Potential Risks and Headwinds for CGC in 2026
A balanced evaluation requires acknowledging the bear case. It’s not about being negative; it’s about being prepared. Here are the primary risks facing Canopy Growth right now.
| Risk Category | Specific Concerns for CGC in 2026 |
|---|---|
| Financial Health | Continued cash burn, need for further financing, and managing the considerable debt load from its Constellation Brands investment. |
| Competitive Pressure | Intense price competition in the Canadian market and the rise of more agile, focused U.S. Multi-State Operators (MSOs). |
| Regulatory Delays | The timeline for U.S. federal reform is uncertain. A prolonged delay could strain finances and test investor patience. |
| Execution Risk | The Canopy USA structure is complex.
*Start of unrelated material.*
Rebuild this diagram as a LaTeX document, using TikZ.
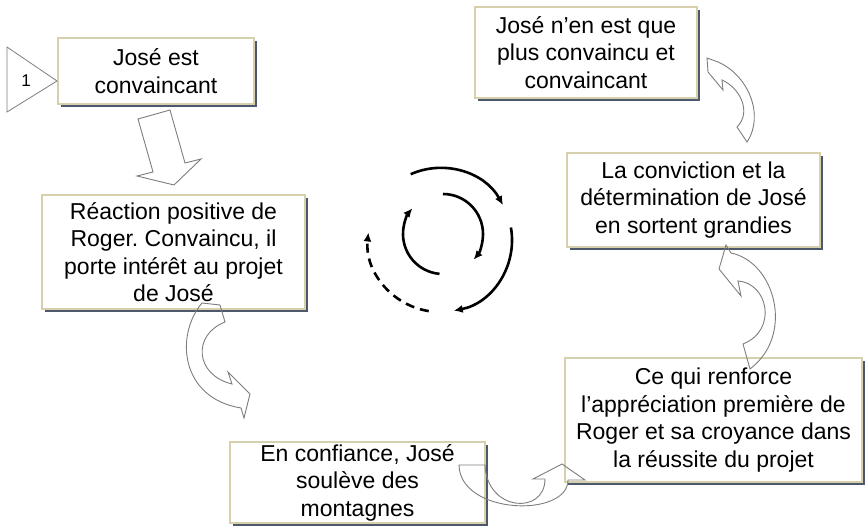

Successfully integrating and operating these distinct U.S. brands is a significant challenge. |
Frequently Asked Questions
Is CGC stock a good buy in 2026?
It’s a high-risk, high-reward speculative investment. It’s a ‘buy’ only if you believe in their U.S. strategy and see a clear, imminent path to profitability and positive cash flow that the market is currently underappreciating.
What is a realistic price target for Canopy Growth?
Price targets are highly speculative and depend entirely on the execution of their U.S. strategy and the timeline of federal reform. A better approach is to establish a valuation based on current fundamentals and assign a probability to their U.S. market success.
Will U.S. federal legalization or rescheduling happen in 2026?
While momentum for rescheduling cannabis from Schedule I to Schedule III is strong, comprehensive federal legalization in 2026 remains uncertain and subject to the political climate. Investors should focus more on the tangible benefits of rescheduling, like the removal of tax burden 280E.
What are the biggest potential catalysts for CGC stock?
The top catalysts are: achieving sustained positive adjusted EBITDA and free cash flow, any definitive progress on the SAFER Banking Act or federal rescheduling, and evidence that their premium brands are gaining significant market share in key markets.